The Australian federal health department is investigating a new Paleolithic diet cookbook that health experts claim could be potentially dangerous for babies. Australian celebrity chef Pete Evans has received criticism for his cookbook’s select chapters on how mothers can raise their own newborns on a high-meat diet, including a bone broth recipe for baby formula.
Bubba Yum Yum: The Paleo Way For new Mums, Babies, and Toddlers was scheduled to release last week, but the publisher Pan Macmillan Australia delayed the release without comments. The book was written by nutritionist Helen Padarin and blogger Charlotte Carr, along with Evans. All three are longtime advocates of the diet and Carr has even declared to have had the power to heal her child’s “compromised immune system” and “reverse toxicity and illness.”
In 2012, the Paleolithic diet became the newest fad diet trend. Except now, three years later, the “fad” is still going strong and has attracted millions of followers. By 2013, it became the most searched for weight-loss method on Google, fueled by the American obsession to lose weight in society that fosters a fast food type of instant gratification. Better known as the “paleo” diet, its roots can be traced back to a period of time in 2 million BC, which is a time when humans relied on hunting, fishing, and gathering plant foods as their only food sources.
However, if dieters want to be historically accurate, they’ll have to settle with ambiguity. The diet, which was largely popularized by a best-selling book in the early 2000s, is only a roundabout estimate of what types of proteins, fats, and carbohydrates were eaten by our early ancestors, according to a recent study. The modern version of the diet eaten today includes meats, fish, eggs, vegetables, fruits, nuts, and seeds, but rules out huge parts of an otherwise healthy diet, such as legumes, high-protein grains, such as quinoa, whole grains, and dairy products. It’s no surprise the diet also prohibits sugar, high-fructose corn syrup, artificial coloring, flavors, preservatives, and most vegetable oils, making at least 80 percent of the American food items sold in a grocery store today off limits.

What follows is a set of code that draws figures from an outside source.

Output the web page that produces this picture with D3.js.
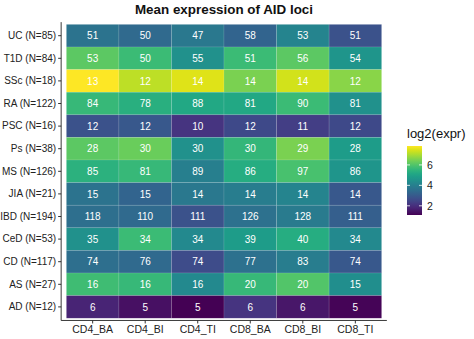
<!DOCTYPE html>
<html>
<head>
<meta charset="utf-8">
<script src="https://cdn.jsdelivr.net/npm/d3@7"></script>
<style>
  html, body { margin: 0; padding: 0; background: #fff; }
  svg { display: block; font-family: "Liberation Sans", Arial, Helvetica, sans-serif; }
</style>
</head>
<body>
<svg id="chart" width="474" height="339"></svg>
<script>
const columns = ["CD4_BA", "CD4_BI", "CD4_TI", "CD8_BA", "CD8_BI", "CD8_TI"];
const rows = ["UC (N=85)", "T1D (N=84)", "SSc (N=18)", "RA (N=122)", "PSC (N=16)", "Ps (N=38)",
              "MS (N=126)", "JIA (N=21)", "IBD (N=194)", "CeD (N=53)", "CD (N=117)", "AS (N=27)", "AD (N=12)"];
// log2(expr) colour values, one array per row, in column order
const log2Expr = [
  [3.67, 3.40, 3.80, 3.26, 4.14, 2.79],
  [6.16, 5.69, 4.48, 5.69, 6.16, 4.61],
  [7.85, 7.18, 7.51, 6.50, 7.38, 6.64],
  [5.62, 5.35, 5.15, 5.15, 5.69, 4.48],
  [2.79, 2.92, 2.11, 2.59, 2.32, 2.59],
  [6.16, 6.30, 4.48, 5.56, 6.50, 4.81],
  [5.42, 5.62, 4.00, 5.29, 5.89, 4.61],
  [3.67, 3.26, 3.80, 3.94, 4.14, 2.92],
  [3.53, 3.40, 2.79, 3.60, 3.87, 3.13],
  [4.48, 5.69, 4.27, 4.81, 5.29, 4.27],
  [3.53, 3.40, 2.65, 3.60, 3.94, 2.92],
  [5.76, 5.62, 4.27, 5.62, 6.03, 4.41],
  [1.78, 1.37, 1.10, 2.11, 1.51, 1.17]
];
// cell label counts
const counts = [
  [51, 50, 47, 58, 53, 51],
  [53, 50, 55, 51, 56, 54],
  [13, 12, 14, 14, 14, 12],
  [84, 78, 88, 81, 90, 81],
  [12, 12, 10, 12, 11, 12],
  [28, 30, 30, 30, 29, 28],
  [85, 81, 89, 86, 97, 86],
  [15, 15, 14, 14, 14, 14],
  [118, 110, 111, 126, 128, 111],
  [35, 34, 34, 39, 40, 34],
  [74, 76, 74, 77, 83, 74],
  [16, 16, 16, 20, 20, 15],
  [6, 5, 5, 6, 6, 5]
];
const legendTicks = [2, 4, 6];
const title = "Mean expression of AID loci";
const legendTitle = "log2(expr)";

const cells = [];
rows.forEach((r, i) => columns.forEach((c, j) => cells.push({row: r, col: c, v: log2Expr[i][j], n: counts[i][j]})));

const svg = d3.select("#chart");
const x = d3.scaleBand().domain(columns).range([66.4, 381.6]).paddingInner(0).paddingOuter(0);
const y = d3.scaleBand().domain(rows).range([24.4, 318.2]).paddingInner(0).paddingOuter(0);
const ext = d3.extent(cells, d => d.v);
const color = d3.scaleSequential(d3.interpolateViridis).domain(ext);

const xPad = 0.1 * x.bandwidth(), yPad = 0.1 * y.bandwidth();
const panelL = x.range()[0] - xPad, panelR = x.range()[1] + xPad;
const panelT = y.range()[0] - yPad, panelB = y.range()[1] + yPad;

// tiles
svg.append("g").selectAll("rect").data(cells).join("rect")
  .attr("x", d => x(d.col)).attr("y", d => y(d.row))
  .attr("width", x.bandwidth()).attr("height", y.bandwidth())
  .attr("fill", d => color(d.v))
  .attr("stroke", "rgba(255,255,255,0.18)").attr("stroke-width", 0.6);

// labels
svg.append("g").selectAll("text").data(cells).join("text")
  .attr("x", d => x(d.col) + x.bandwidth() / 2)
  .attr("y", d => y(d.row) + y.bandwidth() / 2)
  .attr("dy", "0.36em")
  .attr("text-anchor", "middle")
  .attr("fill", "#fff")
  .attr("font-size", 10)
  .text(d => d.n);

// axes
const xAxis = svg.append("g").attr("transform", `translate(0,${panelB})`)
  .call(d3.axisBottom(x).tickSize(3).tickPadding(2));
xAxis.select(".domain").remove();
xAxis.selectAll("line").attr("stroke", "#333");
xAxis.selectAll("text").attr("font-size", 10.5).attr("fill", "#222").attr("font-family", "Liberation Sans, Arial, sans-serif");

const yAxis = svg.append("g").attr("transform", `translate(${panelL},0)`)
  .call(d3.axisLeft(y).tickSize(3).tickPadding(2));
yAxis.select(".domain").remove();
yAxis.selectAll("line").attr("stroke", "#333");
yAxis.selectAll("text").attr("font-size", 10).attr("fill", "#222").attr("font-family", "Liberation Sans, Arial, sans-serif");

svg.append("line").attr("x1", panelL).attr("x2", panelR).attr("y1", panelB).attr("y2", panelB)
  .attr("stroke", "#222").attr("stroke-width", 0.9);
svg.append("line").attr("x1", panelL).attr("x2", panelL).attr("y1", panelT).attr("y2", panelB)
  .attr("stroke", "#222").attr("stroke-width", 0.9);

// title
svg.append("text").attr("x", (panelL + panelR) / 2).attr("y", 14)
  .attr("text-anchor", "middle").attr("font-weight", "bold").attr("font-size", 13.4)
  .attr("fill", "#111").text(title);

// legend
const lgX = 407, lgW = 15, lgTop = 146, lgBot = 215;
const ly = d3.scaleLinear().domain(ext).range([lgBot, lgTop]);
const defs = svg.append("defs");
const grad = defs.append("linearGradient").attr("id", "vgrad")
  .attr("x1", 0).attr("x2", 0).attr("y1", 1).attr("y2", 0);
d3.range(0, 1.0001, 0.05).forEach(t => grad.append("stop")
  .attr("offset", t).attr("stop-color", d3.interpolateViridis(t)));
svg.append("rect").attr("x", lgX).attr("y", lgTop).attr("width", lgW).attr("height", lgBot - lgTop)
  .attr("fill", "url(#vgrad)");
const lg = svg.append("g");
legendTicks.forEach(t => {
  const yy = ly(t);
  lg.append("line").attr("x1", lgX).attr("x2", lgX + 3).attr("y1", yy).attr("y2", yy).attr("stroke", "#fff").attr("stroke-width", 0.8);
  lg.append("line").attr("x1", lgX + lgW - 3).attr("x2", lgX + lgW).attr("y1", yy).attr("y2", yy).attr("stroke", "#fff").attr("stroke-width", 0.8);
  lg.append("text").attr("x", lgX + lgW + 5).attr("y", yy).attr("dy", "0.36em")
    .attr("font-size", 10.5).attr("fill", "#222").text(t);
});
svg.append("text").attr("x", lgX).attr("y", 137.5).attr("font-size", 13).attr("fill", "#111").text(legendTitle);
</script>
</body>
</html>
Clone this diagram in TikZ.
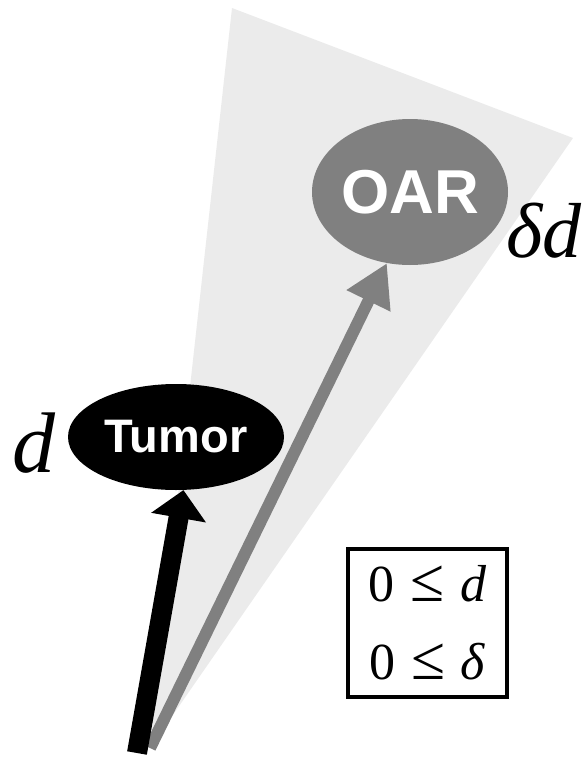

But eat all of the meat you want, and apparently now you can feed it to your baby, too. Australia’s federal health department is aware of the book and has publicized its concern for the “inadequate nutritional value of some of the recipes, in particular the infant formula.” The alarming recipe for infants and up to 6 months of age, called the “Baby Building Broth,” consists of chicken bones, chicken feet, and apple cider vinegar. The humans of today, however, are not biologically built the same as our ancestors, and neither are our babies. So they require meat’s high iron and zinc levels around four to six months for growth, according to Baby Center, but that doesn’t include bone or feet.
“There appears to be recommendations not to use either breast milk or an approved infant formula, but to provide other foods to infants under 6 months of age, and that really is a big health risk,” said Professor Heather Yeatman, from the Public Health Association, regarding why it was potentially dangerous for infants. “There’s been discussion about a beef broth with mashed up liver as part of a recipe. Now something like that might be appropriate for an older child, but under 6 months of age, really the best option — breast milk.”
Rebecca Naylor from the Australian Breastfeeding Association, agreed. “All of the experts that you will speak to would say that feeding your baby anything other than infant formula or breast milk under 6 months as their primary source of nutrition is extremely dangerous.”